I know who the good tippers are, and who the bad tippers are. And women, nay, girls, are fucking HORRIBLE tippers. Not all of them, but the vast majority. Oh, you want twelve Mai-Tai's, and nineteen buttery nipples shots? THIS IS NOT "SEX AND THE CITY," IT'S A COLLEGE BAR - WE HAVE POPOV VODKA AND EVAN WILLIAMS. But seriously, I would be forced to make elaborate drinks for a group of ten girls and then watch as they walked away without leaving a dollar because they were too busy screaming and dancing along with the newest awful piece-of-shit song playing on the tattered DJ speakers sung by whatever retard had OD'd last or dropped her kid on their fucking head. But I'd usually get them back later on in the night when they would stumble to the bar hammered, and I would overcharge them as they stared through me with glazed eyes, their teeth stained red and their hair all messed up from making out on the dance floor with the Mexican bar-back. I win.

Also, why do NYC bartenders insist on serving the dummy holding the American Express out like he's trying to feed crackers to the fucking Canadian Geese in Central Park?. Hey, serve me, the transaction will only take twenty minutes! Who cares about that doe-eyed drunk holding a wad of $20's over there. Look at him and his Hanes t-shirt, he looks POOR! And normally these douchebags who use cards like cash will then do the whole, do you mind if I run it now? Oh bro, thanks bro, you're the man, bro, I'm gonna hook you up FO SHO! Then they wait for the bartender to walk away so they can round up to the dollar and then run back to their stupid table of nerds in blazers and creased khakis, and then I'll watch with my handful of cash as they do it all over again in fifteen minutes. Nice clothes do not make nice tippers. I find it to be the opposite, actually. So: DIE.

One of the worst things about NYC are bar lingerers. The place is packed, there is not a square inch of free real estate for me to squeeze in and order a drink, because the actual bar is lined with old nerds trying to kick game to hot young girls who want NOTHING to do with them, aside from skimming off the top of their cash pile and getting drunk for free. The guy has half-a-bottle of Amstel Lite in front of him and the bartender is content to let him sit there and smirk and take up as much room as he likes so he can try and take the girl home who will immediately realize said guy is fat and old and resembles Wallace Shawn, and then he can her unravel even more, crying and eventually running home to her estranged, dead-beat, musician boyfriend. Where the fuck was I going with this...Ah, right: DON'T YOU SEE I WILL OVER-TIP YOU FOR JUST ONE FUCKING COORS LIGHT?? I AM UNREASONABLE WITH MONEY WHEN I'M DRUNK, SO SERVE ME!
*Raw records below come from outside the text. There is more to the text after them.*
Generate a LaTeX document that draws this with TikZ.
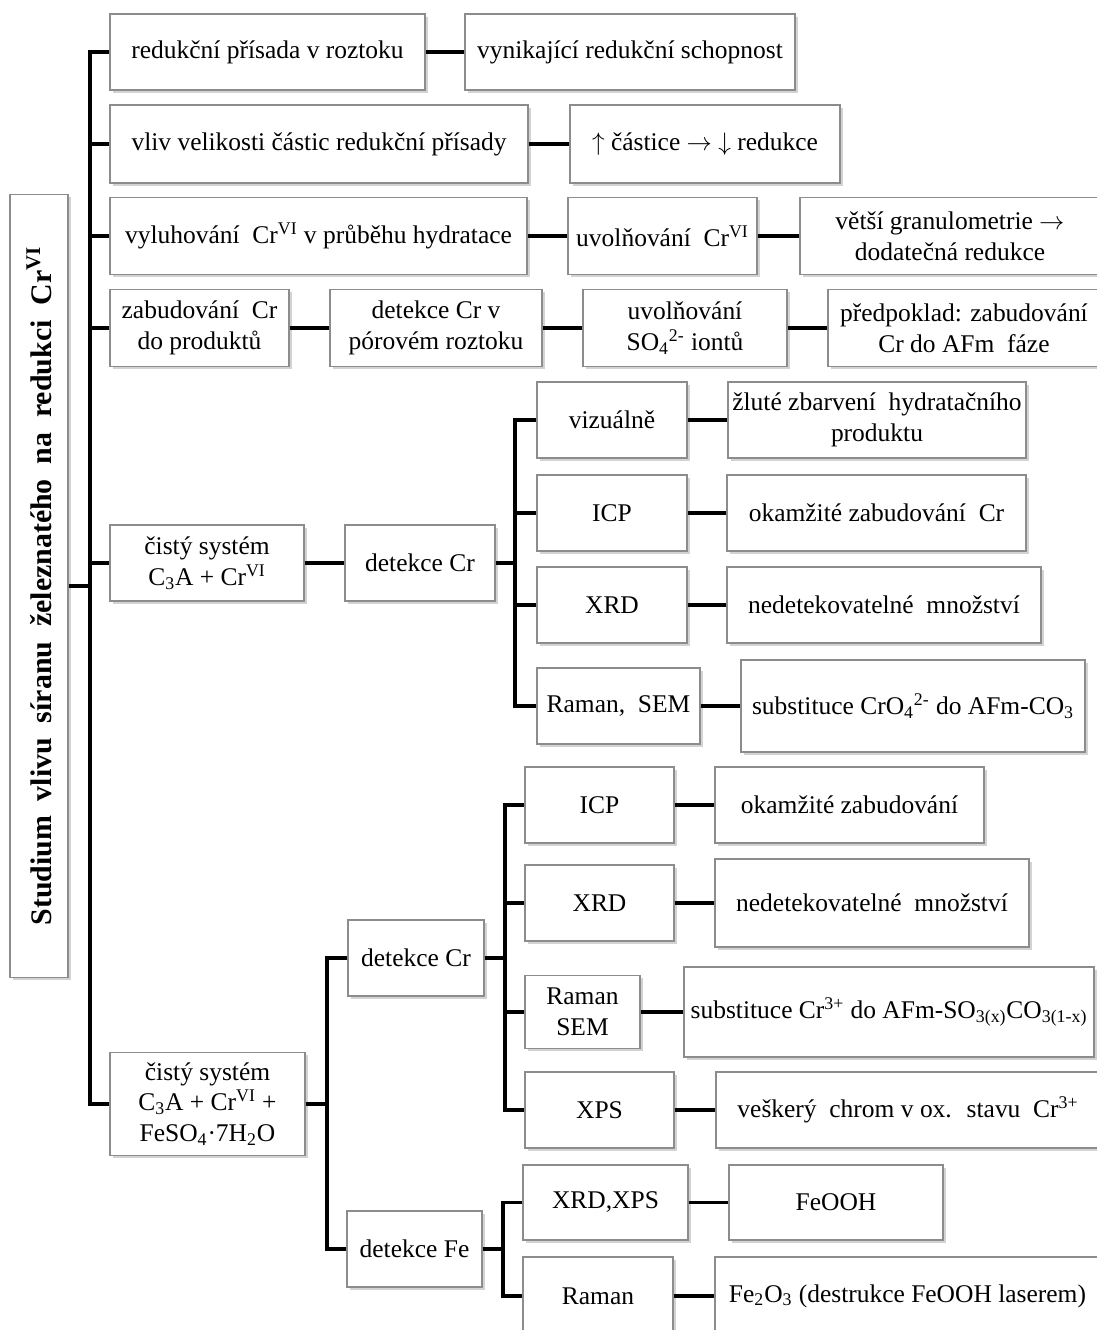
\documentclass[tikz,border=0pt]{standalone}
\usepackage{fontspec}
\setmainfont{Liberation Serif}
\usetikzlibrary{shadows}

\tikzset{
  box/.style={draw=black!45, line width=0.7pt, fill=white, align=center, inner sep=1.5pt,
    minimum height=1.52cm, font=\fontsize{14.5}{17.5}\selectfont,
    drop shadow={opacity=0.35, shadow xshift=1.5pt, shadow yshift=-1.5pt}},
  link/.style={line width=2.2pt}
}

\begin{document}
\begin{tikzpicture}[x=0.02cm,y=-0.02cm]
        \useasboundingbox (0,0) rectangle (1097,1330);
        % root
        \node[box, rotate=90, minimum width=15.66cm, minimum height=1.16cm, font=\fontsize{17}{20}\selectfont\bfseries] (root) at (39,586) {Studium~ vlivu~ síranu~ železnatého~ na~ redukci~ Cr\textsuperscript{VI}};
        % first rows
        \node[box, minimum width=6.3cm] (a1) at (267.5,52) {redukční přísada v roztoku};
        \node[box, minimum width=6.6cm] (a2) at (630,52) {vynikající redukční schopnost};
        \node[box, minimum width=8.36cm, minimum height=1.56cm] (b1) at (319,144) {vliv velikosti částic redukční přísady};
        \node[box, minimum width=5.4cm, minimum height=1.56cm] (b2) at (705,144) {$\uparrow$ částice $\rightarrow$ $\downarrow$ redukce};
        \node[box, minimum width=8.34cm, minimum height=1.54cm] (c1) at (318.5,236) {vyluhování~ Cr\textsuperscript{VI} v průběhu hydratace};
        \node[box, minimum width=3.78cm, minimum height=1.54cm] (c2) at (662.5,236) {uvolňování~ Cr\textsuperscript{VI}};
        \node[box, minimum width=6.0cm, minimum height=1.54cm] (c3) at (950,236) {větší granulometrie $\rightarrow$\\ dodatečná redukce};
        \node[box, minimum width=3.58cm, minimum height=1.54cm] (d1) at (199.5,328) {zabudování~ Cr\\ do produktů};
        \node[box, minimum width=4.24cm, minimum height=1.54cm] (d2) at (436,328) {detekce Cr v\\ pórovém roztoku};
        \node[box, minimum width=4.08cm, minimum height=1.54cm] (d3) at (685,328) {uvolňování\\ SO\textsubscript{4}\textsuperscript{2-} iontů};
        \node[box, minimum width=5.44cm, minimum height=1.54cm] (d4) at (964,328) {předpoklad: zabudování\\ Cr do AFm~ fáze};
        % C3A + Cr
        \node[box, minimum width=3.88cm] (e) at (207,563) {čistý systém\\ C\textsubscript{3}A + Cr\textsuperscript{VI}};
        \node[box, minimum width=3.0cm] (f) at (420,563) {detekce Cr};
        \node[box, minimum width=3.0cm] (g1) at (612,420) {vizuálně};
        \node[box, minimum width=5.96cm] (h1) at (877,420) {žluté zbarvení~ hydratačního\\ produktu};
        \node[box, minimum width=3.0cm] (g2) at (612,513) {ICP};
        \node[box, minimum width=5.98cm] (h2) at (876.5,513) {okamžité zabudování~ Cr};
        \node[box, minimum width=3.0cm] (g3) at (612,605) {XRD};
        \node[box, minimum width=6.28cm] (h3) at (884,605) {nedetekovatelné~ množství};
        \node[box, minimum width=3.26cm] (g4) at (618.5,706) {Raman,~ SEM};
        \node[box, minimum width=6.88cm, minimum height=1.84cm] (h4) at (913,706) {substituce CrO\textsubscript{4}\textsuperscript{2-} do AFm-CO\textsubscript{3}};
        % C3A + Cr + FeSO4
        \node[box, minimum width=3.9cm, minimum height=2.06cm] (i) at (207.5,1104) {čistý systém\\ C\textsubscript{3}A + Cr\textsuperscript{VI} +\\ FeSO\textsubscript{4}·7H\textsubscript{2}O};
        \node[box, minimum width=2.72cm] (j1) at (416,958) {detekce Cr};
        \node[box, minimum width=2.7cm] (j2) at (414.5,1249) {detekce Fe};
        \node[box, minimum width=2.98cm] (k1) at (599.5,805) {ICP};
        \node[box, minimum width=5.38cm] (l1) at (849.5,805) {okamžité zabudování};
        \node[box, minimum width=2.98cm] (k2) at (599.5,903) {XRD};
        \node[box, minimum width=6.28cm, minimum height=1.76cm] (l2) at (872,903) {nedetekovatelné~ množství};
        \node[box, minimum width=2.3cm, minimum height=1.46cm] (k3) at (582.5,1012) {Raman\\ SEM};
        \node[box, minimum width=8.2cm, minimum height=1.8cm] (l3) at (889,1012) {substituce Cr\textsuperscript{3+} do AFm-SO\textsubscript{3(x)}CO\textsubscript{3(1-x)}};
        \node[box, minimum width=2.98cm] (k4) at (599.5,1110) {XPS};
        \node[box, minimum width=7.68cm] (l4) at (908,1110) {veškerý~ chrom v ox.~ stavu~ Cr\textsuperscript{3+}};
        \node[box, minimum width=3.3cm, minimum height=1.5cm] (m1) at (605.5,1202.5) {XRD,XPS};
        \node[box, minimum width=4.28cm, minimum height=1.5cm] (n1) at (836,1202.5) {FeOOH};
        \node[box, minimum width=3.0cm, minimum height=1.56cm] (m2) at (598,1296) {Raman};
        \node[box, minimum width=7.7cm, minimum height=1.56cm] (n2) at (907.5,1296) {Fe\textsubscript{2}O\textsubscript{3} (destrukce FeOOH laserem)};
        % trunk
        \coordinate (t0) at (90,586);
        \draw[link] (root.south) -- (t0);
        \draw[link] (a1.west) -| (t0) |- (i.west);
        \foreach \n in {b1,c1,d1,e} \draw[link] (t0 |- \n.west) -- (\n.west);
        \draw[link] (a1.east) -- (a2.west);
        \draw[link] (b1.east) -- (b2.west);
        \draw[link] (c1.east) -- (c2.west) (c2.east) -- (c3.west);
        \draw[link] (d1.east) -- (d2.west) (d2.east) -- (d3.west) (d3.east) -- (d4.west);
        \draw[link] (e.east) -- (f.west);
        % branches of detekce Cr
        \coordinate (t1) at (515,563);
        \draw[link] (f.east) -- (t1);
        \draw[link] (g1.west) -| (t1) |- (g4.west);
        \foreach \n in {g2,g3} \draw[link] (t1 |- \n.west) -- (\n.west);
        \foreach \n/\m in {g1/h1,g2/h2,g3/h3,g4/h4} \draw[link] (\n.east) -- (\m.west);
        % FeSO4 system
        \coordinate (t2) at (327,1104);
        \draw[link] (i.east) -- (t2);
        \draw[link] (j1.west) -| (t2) |- (j2.west);
        \coordinate (t3) at (505,958);
        \draw[link] (j1.east) -- (t3);
        \draw[link] (k1.west) -| (t3) |- (k4.west);
        \foreach \n in {k2,k3} \draw[link] (t3 |- \n.west) -- (\n.west);
        \foreach \n/\m in {k1/l1,k2/l2,k3/l3,k4/l4} \draw[link] (\n.east) -- (\m.west);
        \coordinate (t4) at (503,1249);
        \draw[link] (j2.east) -- (t4);
        \draw[link] (m1.west) -| (t4) |- (m2.west);
        \draw[link] (m1.east) -- (n1.west) (m2.east) -- (n2.west);
\end{tikzpicture}
\end{document}
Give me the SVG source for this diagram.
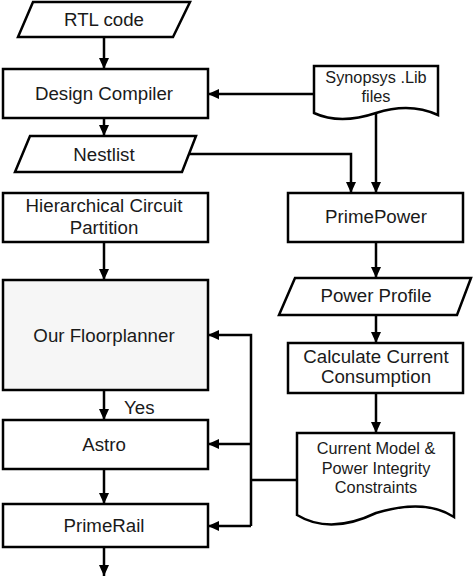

There are obviously still things that I like about bars. Like the alcohol. And the TVs. I love being surrounded by TVs so when you start talking to me about your job, I can nod my head and look over your shoulder to watch the ticker and see whether or not Jason Heyward went yard again. I'll probably never lose the itch to post up at a nice, glossy, mahogany bar like a gentleman and order thirty two drinks and then go home with the spins and puke, but it's still disconcerting to realize that I'm now the shithead I used to mock when I wore a Wayne Chrebet jersey out at night because I thought the ladies would LOVE it. But I guess that's just the way it goes sometimes.

1 comment:

Awful Johnny said...

I don't even know where to begin with this...part of me wants to attack you with a belt, yet another part of me wants to attack you with a belt. Could go either way Silky.